Eso es lo que dice cuando está de buen humor porque el niño de doce años tiene más de tres o cuatro monedas en el bolsillo de detrás, el que está pegado al culo. Cuando tiene menos de tres monedas, como hoy, el tipo que pone el disolvente en el pañuelo lanza insultos que al chico se la traen floja. Si el chico se ha gastado el dinero en cualquier mierda como un pan redondo o un poco de queso o algo así, o nadie se la ha dado ni ha podido robarles a los niños de menos de diez años porque se han escondido o se han muerto, el tipo del disolvente coge una cadena de bicicleta y le da alguna hostia al niño de doce años.
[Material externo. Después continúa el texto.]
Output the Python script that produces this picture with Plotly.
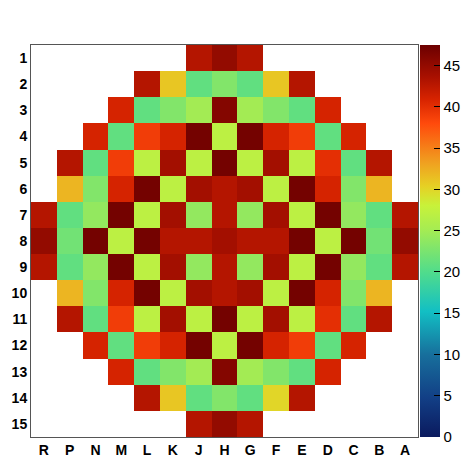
import plotly.graph_objects as go

cols = ["R","P","N","M","L","K","J","H","G","F","E","D","C","B","A"]
rows = [str(i) for i in range(1, 16)]
N = None
r1  = [N,N,N,N,N,N,43,45,43,N,N,N,N,N,N]
r2  = [N,N,N,N,43,31,21,23,21,31,43,N,N,N,N]
r3  = [N,N,N,41,21,23,25,46,25,23,21,41,N,N,N]
r4  = [N,N,41,21,39,41,47,27,47,41,39,21,41,N,N]
r5  = [N,43,21,39,27,44,27,47,27,44,27,40,21,43,N]
r6  = [N,32,23,41,47,27,44,43,44,27,47,41,23,32,N]
r7  = [43,21,24,47,27,44,24,43,24,44,27,47,24,21,43]
r8  = [45,22,47,27,47,43,43,44,43,43,47,27,47,22,45]
r9  = [43,21,24,47,27,44,24,43,24,44,27,47,24,21,43]
r10 = [N,32,23,41,47,27,44,43,44,27,47,41,23,32,N]
r11 = [N,43,21,39,27,44,27,47,27,44,27,40,21,43,N]
r12 = [N,N,41,21,39,41,47,27,47,41,39,21,41,N,N]
r13 = [N,N,N,41,21,23,25,46,25,23,21,41,N,N,N]
r14 = [N,N,N,N,43,31,21,23,21,30,43,N,N,N,N]
r15 = [N,N,N,N,N,N,43,45,43,N,N,N,N,N,N]
z = [r1,r2,r3,r4,r5,r6,r7,r8,r9,r10,r11,r12,r13,r14,r15]

cs = [[0,"#0b1a5e"],[0.1,"#123f86"],[0.21,"#176f9c"],[0.32,"#12bfc4"],[0.42,"#50dc8c"],
      [0.53,"#a6ec52"],[0.59,"#c8f23a"],[0.64,"#e6d024"],[0.7,"#f0a020"],[0.8,"#ff4a0c"],
      [0.86,"#d82400"],[0.92,"#a81000"],[1,"#6c0000"]]

fig = go.Figure(go.Heatmap(
    z=z, x=cols, y=rows, zmin=0, zmax=47.5, colorscale=cs, xgap=0, ygap=0,
    colorbar=dict(thickness=20, len=1, lenmode="fraction", y=0.5, yanchor="middle", ypad=0,
                  x=1.005, xpad=0, outlinewidth=0, tickvals=[0,5,10,15,20,25,30,35,40,45],
                  ticks="inside", ticklen=6, tickcolor="black",
                  tickfont=dict(family="Liberation Sans", size=15, color="black"))))
fig.update_layout(
    width=474, height=474, margin=dict(l=23, r=64, t=37, b=45, autoexpand=False),
    paper_bgcolor="white", plot_bgcolor="white",
    xaxis=dict(showgrid=False, zeroline=False, showline=True, linecolor="#555", mirror=True, automargin=False,
               ticks="", tickfont=dict(family="Liberation Sans", size=14, color="black")),
    yaxis=dict(autorange="reversed", showgrid=False, zeroline=False, showline=True, linecolor="#555", automargin=False,
               mirror=True, ticks="", tickfont=dict(family="Liberation Sans", size=14, color="black")),
)
fig.update_xaxes(tickprefix="<b>", ticksuffix="</b>")
fig.update_yaxes(tickprefix="<b>", ticksuffix="</b>")
fig.write_html("out.html")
Los golpes pasan rápido, así que se la traen floja, lo malo es que después no quiere ponerle disolvente en el pañuelo. Entonces sí que llora el chico. Gimotea el nombre del tipo del disolvente –Driss– y le dice en árabe darija “por el honor de tu padre, por Alá, por el honor de tu padre, un poquito, por el honor de tu padre”, pero el otro dice: “Trae dinero o te mato”. Y no hay manera de convencerlo, así que el chico de doce años agacha la cabeza y se larga otra vez a la medina o al puerto.
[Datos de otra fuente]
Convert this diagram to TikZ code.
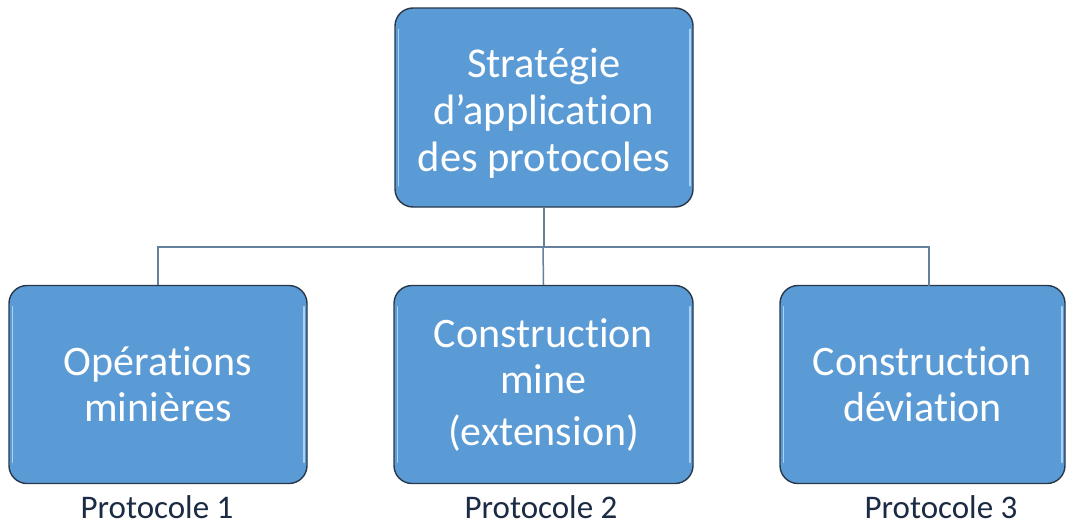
\documentclass[tikz,border=0pt]{standalone}
\usepackage{fontspec}
\setmainfont{Carlito}[Ligatures={NoCommon,NoContextual,NoRequired}]
\usetikzlibrary{calc}
\newcommand{\myti}{t\kern0pt i}
\definecolor{boxblue}{RGB}{91,155,213}
\definecolor{boxedge}{RGB}{40,56,74}
\definecolor{hilite}{RGB}{170,210,245}
\definecolor{connc}{RGB}{100,128,155}
\definecolor{labc}{RGB}{28,43,68}
\tikzset{
  orgbox/.style={draw=boxedge, line width=1.4pt, fill=boxblue, rounded corners=18pt,
    minimum width=298pt, minimum height=198pt, inner sep=0pt, align=center,
    text=white, font=\fontsize{42}{46}\selectfont},
  conn/.style={draw=connc, line width=1.5pt},
  plabel/.style={anchor=base, text=labc, font=\fontsize{33}{38}\selectfont, inner sep=0pt},
  shine/.style={draw=hilite, line width=1.6pt, line cap=round}
}
\begin{document}
\begin{tikzpicture}[x=1pt,y=-1pt]
\useasboundingbox[fill=white] (0,0) rectangle (1068,525);
\node[orgbox, minimum height=199pt, font=\fontsize{42.5}{47}\selectfont] (top) at (544,107.5) {\rule{0pt}{6pt}\\[-12pt]Stratégie\\d’applica\myti on\\des protocoles};
\node[orgbox] (p1) at (158,384.5) {Opéra\myti ons\\minières};
\node[orgbox, minimum width=299pt] (p2) at (543.5,384.5) {Construc\myti on\\mine\\[6pt](extension)};
\node[orgbox, minimum width=285pt] (p3) at (922.5,384.5) {Construc\myti on\\dévia\myti on};
% highlights
\foreach \n in {top,p1,p2,p3}{
  \draw[shine] ($(\n.north west)+(4,22)$) -- ($(\n.south west)+(4,-22)$);
  \draw[shine] ($(\n.north east)+(-4,22)$) -- ($(\n.south east)+(-4,-22)$);
}
% connectors
\coordinate (bus) at (543,247);
\coordinate (p3in) at (929,286);
\draw[conn] (top.south |- top.south) -- (top.south |- bus);
\draw[conn] (bus) -| (p1.north);
\draw[conn] (bus) -- (p2.north);
\draw[conn] (bus) -| (p3in);
% labels
\node[plabel] (l1) at (157,518) {Protocole 1};
\node[plabel] (l2) at (541,518) {Protocole 2};
\node[plabel] (l3) at (941,518) {Protocole 3};
\end{tikzpicture}
\end{document}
Cuando no recibe su chorrito de disolvente de primera todo se la trae menos floja, y piensa constantemente en eso, mientras siente náuseas y camina mareado pidiendo dirhams a quien se cruza con él. Piensa: el mundo es injusto porque no tengo disolvente de primera. Y tiene toda la razón del mundo. ¿Qué se han creído? ¡Tacaños! ¡Basura! ¡Locos! ¡Din dimak! ¡Tabon dimak! El chico de aproximadamente doce años se sabe muchos insultos. Decirlos le hace bien aunque los diga llorando porque no quieren venderle disolvente o porque otro chico de catorce años le ha pegado y le ha quitado los dirhams que tenía. Grita a los de las tiendas hasta hacerlos salir corriendo detrás o hasta que algún adulto que pasa sale a perseguirlo por la cuesta del Marjane. Esa es una de las situaciones en la que las chanclas son muy incómodas por dos razones: una, que se salen del pie por mucho que uno las intente agarrar con los dedos. La otra, que la suela es blanda y está medio rota y se dobla debajo del pie cuando uno corre muy deprisa, y entonces uno se hace polvo los dedos, se hace los dedos mierda y tardan muchísimo en curarse.
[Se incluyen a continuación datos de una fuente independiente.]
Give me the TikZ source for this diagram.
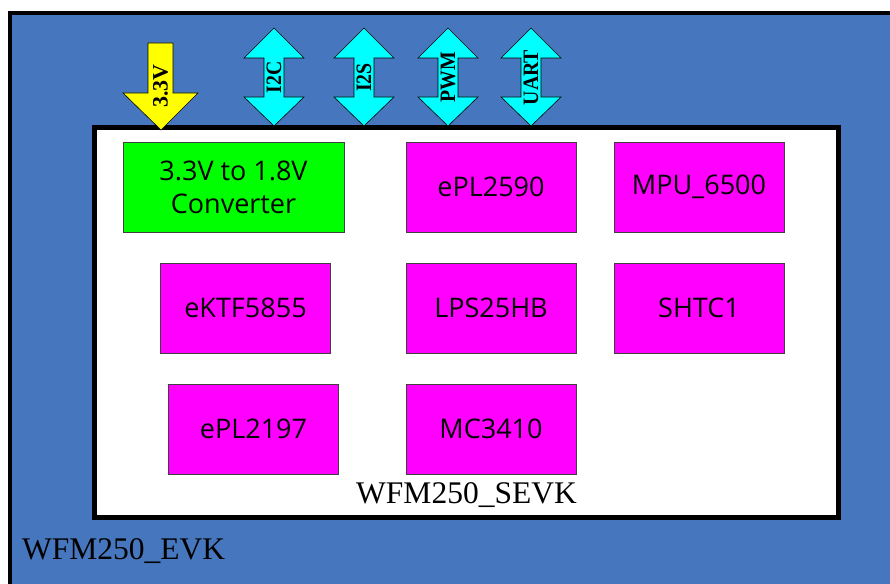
\documentclass[tikz,border=0pt]{standalone}
\usepackage{fontspec}
\usepackage{graphicx}
\setmainfont{Liberation Serif}
\newfontfamily\boxfont{Open Sans}
\definecolor{evkblue}{RGB}{70,119,190}
\definecolor{chipmag}{RGB}{255,0,255}
\definecolor{convgreen}{RGB}{0,255,0}
\definecolor{buscyan}{RGB}{0,255,255}
\definecolor{pwryellow}{RGB}{255,255,0}
\newcommand{\squeezetext}[1]{\scalebox{0.9}[1]{#1}}
\tikzset{
  chipbox/.style={draw=black!75, line width=0.8pt, fill=chipmag, minimum width=170, minimum height=90,
    inner sep=0pt, align=center, font=\boxfont\fontsize{27}{33}\selectfont},
  buslabel/.style={rotate=90, inner sep=0pt, font=\bfseries\fontsize{22}{22}\selectfont},
  busarrow/.style={draw=black, line width=0.6pt, fill=buscyan},
  boardlabel/.style={inner sep=0pt, font=\fontsize{31.5}{32}\selectfont}
}
\begin{document}
\begin{tikzpicture}[x=1pt,y=-1pt]
\useasboundingbox (0,0) rectangle (890,583);
\begin{scope}
\clip (0,0) rectangle (890,583);
\fill[evkblue] (10,13) rectangle (900,600);
\draw[line width=4pt] (10,600) -- (10,13) -- (900,13);
\end{scope}
% inner board
\draw[line width=5pt, fill=white] (94.5,127.5) rectangle (838.5,517.5);
% power arrow
\draw[draw=black, line width=0.6pt, fill=pwryellow] (148,43) -- (173,43) -- (173,93) -- (198,93) -- (161,130) -- (123,93) -- (148,93) -- cycle;
\node[buslabel] (v33) at (160.5,86) {3.3V};
% bus arrows
\foreach \c/\n/\t in {274/i2c/I2C, 364/i2s/I2S, 448/pwm/PWM, 531/uart/UART}{
  \draw[busarrow] (\c,28) -- (\c+30,58) -- (\c+10,58) -- (\c+10,97) -- (\c+30,97) -- (\c,126)
     -- (\c-30,97) -- (\c-10,97) -- (\c-10,58) -- (\c-30,58) -- cycle;
  \node[buslabel] (\n) at (\c,77.5) {\squeezetext{\t}};
}
% blocks
\node[chipbox, fill=convgreen, minimum width=221] (conv) at (233.5,187) {3.3V to 1.8V\\Converter};
\node[chipbox] (epl2590) at (491,187) {ePL2590};
\node[chipbox] (mpu) at (699,187) {MPU\_6500};
\node[chipbox] (ektf) at (245.5,308) {eKTF5855};
\node[chipbox] (lps) at (491,308) {LPS25HB};
\node[chipbox] (shtc) at (699,308) {SHTC1};
\node[chipbox] (epl2197) at (253.5,429) {ePL2197};
\node[chipbox] (mc) at (491,429) {MC3410};
% labels
\node[boardlabel, anchor=base] (sevk) at (466.5,503) {WFM250\_SEVK};
\node[boardlabel, anchor=base west] (evk) at (22,559) {WFM250\_EVK};
\end{tikzpicture}
\end{document}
Cuando los adultos o el de la tienda se han quedado atrás, el chico se siente agotado, pero entonces tiene los pulmones abiertos y pegando una buena esnifada al pañuelo es capaz de aprovechar el último juguito del disolvente de primera. Se le nubla la vista y el chico de unos doce años deja de llorar y empieza a reírse. Unas veces se ríe por nada y otras de puro contento. El chico se ríe cada vez más, las náuseas desaparecen, los pinchazos de la columna tardan más pero al rato se ha olvidado de ellos.

Al chico de unos doce años se la trae floja otra vez que sea injusto el mundo. De hecho ahora mismo le parece justísimo.

Pasa un español, un adolescente español, yo. “Pur favor, un dirham, un dirham.” El chico piensa que los españoles son los tipos más ricos de la Tierra y deben tener todo el disolvente de primera del mundo. Y así es como termina este anticuento de Navidad, que envío a quien corresponda, impregnado del aroma real, verdadero, de las palabras “pobreza infantil”. Así es como huelen, si se les permite instalarse en cualquier lugar.

Hace unos días, paseando por Barcelona, me crucé con un niño andrajoso que iba pidiendo dinero por entre las mesas de una terraza y me vino a la nariz un tufo familiar: el del disolvente químico que usan los miserables para colocarse. No había vuelto a notar esa peste desde que me fui de Tánger, donde viví la adolescencia. Allí era fácil toparse con el hedor químico que emana de las jaurías de niños callejeros, pero es la primera vez que me encuentro una cosa así en España. Pensé inmediatamente en términos que he oído demasiadas veces durante 2014: exclusión, pobreza infantil, las piezas de las que está hecho ese olor.